I had the same issue: consistent packet loss (normally 1% - 2%, but sometimes spiking to 35%+) on both of my Azure VMXs in 2 different regions. When I placed a high load on the VMX's to/from Azure, the AutoVPN would drop. I tried everything noted above to no avail. I finally called Meraki Support today and spoke to Sanket who did a great job working this issue with me. He found a recent internal support article related to this issue. The VMX setup guide failed to mention this configuration item and has since been updated as of October 2021.

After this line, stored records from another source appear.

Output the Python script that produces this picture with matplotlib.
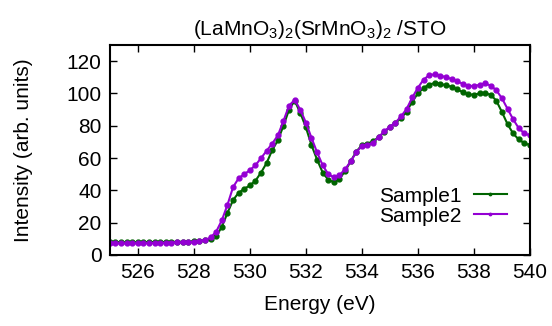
import numpy as np
import matplotlib
matplotlib.use("Agg")
import matplotlib.pyplot as plt

plt.rcParams['font.family'] = ['Liberation Sans', 'DejaVu Sans']
plt.rcParams['mathtext.fontset'] = 'custom'
plt.rcParams['mathtext.rm'] = 'Liberation Sans'
plt.rcParams['mathtext.it'] = 'Liberation Sans'

## Data (0.2 eV step)

energy = np.round(np.arange(525.0, 540.01, 0.2), 1)

sample1 = [7.8, 7.9, 7.8, 7.7, 7.8, 7.8, 7.9, 7.9, 8.0, 8.0,
           8.0, 8.1, 8.1, 8.2, 8.3, 8.4, 8.6, 9.0, 9.6, 11.5,
           17.5, 26.0, 34.0, 38.5, 41.0, 43.0, 46.0, 51.0, 57.0, 65.0,
           71.0, 80.0, 90.0, 95.5, 88.0, 79.0, 68.0, 59.0, 51.0, 46.5,
           45.0, 47.0, 52.0, 58.0, 64.0, 68.0, 69.0, 70.3, 73.0, 76.0,
           79.3, 81.7, 84.8, 88.8, 95.0, 100.0, 103.4, 105.5, 106.4, 106.0,
           105.0, 104.2, 102.5, 100.8, 99.4, 99.2, 100.0, 100.1, 99.2, 95.5,
           88.5, 81.0, 75.2, 71.5, 69.2, 68.0]

sample2 = [7.2, 7.2, 7.1, 7.1, 7.2, 7.2, 7.3, 7.3, 7.4, 7.4,
           7.5, 7.6, 7.7, 7.8, 7.9, 8.1, 8.5, 9.3, 10.8, 14.5,
           21.5, 31.0, 42.0, 47.5, 50.0, 52.5, 55.5, 60.0, 64.5, 69.0,
           74.0, 83.0, 92.5, 96.0, 90.0, 82.0, 72.5, 63.5, 55.5, 50.0,
           48.0, 49.5, 53.0, 58.0, 63.5, 67.5, 68.0, 69.5, 73.0, 76.5,
           79.5, 82.0, 85.8, 90.5, 97.5, 103.5, 108.5, 111.3, 111.8, 111.1,
           110.0, 109.0, 107.5, 106.0, 104.7, 104.6, 105.3, 106.3, 104.8, 102.0,
           97.0, 90.5, 84.0, 78.5, 75.3, 74.0]

xticks = [526, 528, 530, 532, 534, 536, 538, 540]
yticks = [0, 20, 40, 60, 80, 100, 120]

## Figure

fig = plt.figure(figsize=(5.52, 3.26), dpi=100)
ax = fig.add_axes([0.199, 0.218, 0.761, 0.644])

ax.plot(energy, sample1, color='#006400', lw=1.5, marker='o', ms=3.5, label='Sample1')
ax.plot(energy, sample2, color='#9400d3', lw=1.5, marker='o', ms=3.5, label='Sample2')

ax.set_xlim(525, 540)
ax.set_ylim(0, 130)
ax.set_xticks(xticks)
ax.set_yticks(yticks)
ax.tick_params(direction='in', length=5, width=1, top=True, right=True, labelsize=15, pad=6)
for s in ax.spines.values():
    s.set_linewidth(1.5)

ax.set_xlabel('Energy (eV)', fontsize=15, labelpad=9)
ax.set_ylabel('Intensity (arb. units)', fontsize=15, labelpad=24)
ax.set_title(r'(LaMnO$_3$)$_2$(SrMnO$_3$)$_2$ /STO', fontsize=15, pad=7)

leg = ax.legend(loc='lower right', bbox_to_anchor=(0.99, 0.05), frameon=False, markerfirst=False,
                fontsize=15, handlelength=1.6, handletextpad=0.6, labelspacing=0.05, markerscale=0.5)

fig.savefig('out.png', dpi=100)
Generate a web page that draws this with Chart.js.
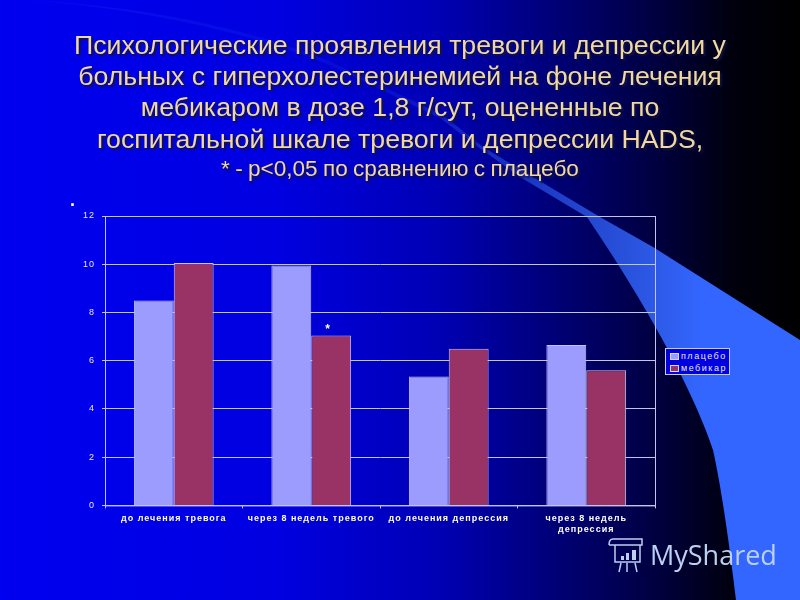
<!DOCTYPE html>
<html>
<head>
<meta charset="utf-8">
<style>
html, body { margin: 0; padding: 0; }
body { width: 800px; height: 600px; overflow: hidden; position: relative; background: linear-gradient(90deg, #0000f0 0%, #0000e0 35%, #0000b4 55%, #000074 70%, #000040 82%, #00000c 92%, #000000 100%); font-family: "Liberation Sans", Arial, sans-serif; }
#decor { position: absolute; left: 0; top: 0; }
#chartBox { position: absolute; left: 0; top: 0; width: 800px; height: 600px; }
.title { position: absolute; left: 0; width: 800px; text-align: center; color: #f0d8a0; text-shadow: 2px 2px 2px #14143c; white-space: nowrap; }
.t1 { font-size: 26.7px; line-height: 31.2px; top: 30px; }
.t2 { font-size: 22.6px; line-height: 24px; top: 157px; word-spacing: -1px; }
#dot { position: absolute; left: 70px; top: 190px; color: #fff; font-size: 18px; font-weight: bold; }
#legend { position: absolute; left: 665px; top: 348px; width: 65px; height: 27px; box-sizing: border-box; border: 1px solid #c8c8f0; background: #0000e0; color: #e8e8ff; font-size: 9px; letter-spacing: 1.5px; padding-top: 1px; }
#legend div { height: 12px; line-height: 12px; padding-left: 15px; position: relative; }
#legend i { position: absolute; left: 4px; top: 3px; width: 7px; height: 5px; border: 1px solid #d8d8f4; }
#wm { position: absolute; left: 650px; top: 536px; font-family: "Open Sans", sans-serif; font-size: 27px; color: #bcd0f0; }
</style>
</head>
<body>
<svg id="decor" width="800" height="600" viewBox="0 0 800 600">
  <defs>
    <linearGradient id="sw" gradientUnits="userSpaceOnUse" x1="380" y1="0" x2="700" y2="0">
      <stop offset="0" stop-color="#3366ff" stop-opacity="0.12"/>
      <stop offset="1" stop-color="#3366ff" stop-opacity="1"/>
    </linearGradient>
  </defs>
  <path d="M30 0 Q 200 10 327 60 L 443 115 L 483 147 L 600 217 L 653 247 L 800 340 L 800 600 L 736 600 C 730 550 722 490 713 450 C 695 395 650 310 587 217 L 520 177 L 478 147 L 440 118 L 327 64 Q 200 14 30 0 Z" fill="url(#sw)"/>
  <g fill="none" stroke="#bcd0f0" stroke-width="1.5">
    <path d="M609 545 h33 v-6 h-29 q-4 0 -4 6 M615 545 v17 h25 v-17 M621 563 l-2 9 M627 563 v9 M635 563 l2 9"/>
  </g>
  <g fill="#bcd0f0">
    <rect x="621" y="556" width="3" height="4"/>
    <rect x="626" y="553" width="3" height="7"/>
    <rect x="632" y="550" width="4" height="10"/>
  </g>
</svg>
<div id="chartBox"><canvas id="chart" width="800" height="600"></canvas></div>
<div class="title t1">Психологические проявления тревоги и депрессии у<br>больных с гиперхолестеринемией на фоне лечения<br>мебикаром в дозе 1,8 г/сут, оцененные по<br>госпитальной шкале тревоги и депрессии HADS,</div>
<div class="title t2">* - p&lt;0,05 по сравнению с плацебо</div>
<div id="dot">.</div>
<div id="legend"></div>
<div id="wm">MyShared</div>

<script src="https://cdn.jsdelivr.net/npm/chart.js@4"></script>
<script>
// Данные диаграммы
const categories = ['до лечения тревога', 'через 8 недель тревого', 'до лечения депрессия', ['через 8 недель', 'депрессия']];
const placebo = [8.5, 9.95, 5.35, 6.65];
const mebikar = [10.05, 7.05, 6.5, 5.6];
const mebikarMarks = ['', '*', '', ''];
const yTicks = [0, 2, 4, 6, 8, 10, 12];
const seriesNames = ['плацебо', 'мебикар'];
const seriesColors = ['#9c9cff', '#993366'];

const lineColor = '#c4c4f0';

// Легенда
const legend = document.getElementById('legend');
seriesNames.forEach(function(name, i) {
    const row = document.createElement('div');
    const box = document.createElement('i');
    box.style.background = seriesColors[i];
    row.appendChild(box);
    row.appendChild(document.createTextNode(name));
    legend.appendChild(row);
});

// Рамка области, звёздочка над столбцом и межбуквенный интервал подписей
const marksPlugin = {
    id: 'marks',
    beforeDraw(chart) {
        chart.ctx.letterSpacing = '1px';
    },
    beforeDatasetsDraw(chart) {
        const ctx = chart.ctx;
        const area = chart.chartArea;
        ctx.save();
        ctx.strokeStyle = lineColor;
        ctx.lineWidth = 1;
        ctx.strokeRect(area.left + 0.5, area.top + 0.5, area.right - area.left, area.bottom - area.top);
        ctx.restore();
    },
    afterDatasetsDraw(chart) {
        const ctx = chart.ctx;
        const bars = chart.getDatasetMeta(1).data;
        ctx.save();
        ctx.fillStyle = '#ffffff';
        ctx.font = 'bold 12px "Liberation Sans"';
        ctx.textAlign = 'center';
        mebikarMarks.forEach(function(mark, i) {
            if (mark) ctx.fillText(mark, bars[i].x - 3, bars[i].y - 2);
        });
        ctx.restore();
    }
};

new Chart(document.getElementById('chart'), {
    type: 'bar',
    data: {
        labels: categories,
        datasets: seriesNames.map(function(name, i) {
            return {
                label: name,
                data: i === 0 ? placebo : mebikar,
                backgroundColor: seriesColors[i],
                borderColor: lineColor,
                borderWidth: 1
            };
        })
    },
    options: {
        responsive: false,
        animation: false,
        layout: { padding: { left: 78, right: 145, top: 216, bottom: 60 } },
        plugins: { legend: { display: false }, tooltip: { enabled: false } },
        datasets: { bar: { categoryPercentage: 0.58, barPercentage: 1 } },
        scales: {
            x: {
                grid: { color: lineColor, drawOnChartArea: false, tickLength: 3 },
                border: { color: lineColor },
                ticks: { color: '#ffffff', font: { family: 'Liberation Sans', size: 9, weight: 'bold' }, maxRotation: 0, autoSkip: false, padding: 5 }
            },
            y: {
                min: 0,
                max: 12,
                afterBuildTicks(axis) {
                    axis.ticks = yTicks.map(function(v) { return { value: v }; });
                },
                grid: { color: lineColor, tickLength: 3 },
                border: { color: lineColor },
                ticks: { color: '#e8e8ff', font: { family: 'Liberation Sans', size: 9 }, padding: 7 }
            }
        }
    },
    plugins: [marksPlugin]
});
</script>
</body>
</html>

To fix the issue, login to your Azure portal and open your Route Table(s). Select Subnets and disassociate the subnet that both the Azure Router and VMX Router share. In my case, it was subnet 10.100.0.0/24. Azure default gateway was 10.100.0.1 and the VMX was 10.100.0.4. I'm assuming the two were fighting over the traffic and causing the packet loss.
After disassociating the subnet, the packet loss stopped, performance noticeably improved, and the AutoVPN drops stopped. I didn't experience any routing or connectivity issues. No downtime was incurred either when I applied the disassociation in Azure.
I hope this helps anyone who's been troubleshooting this for months like me.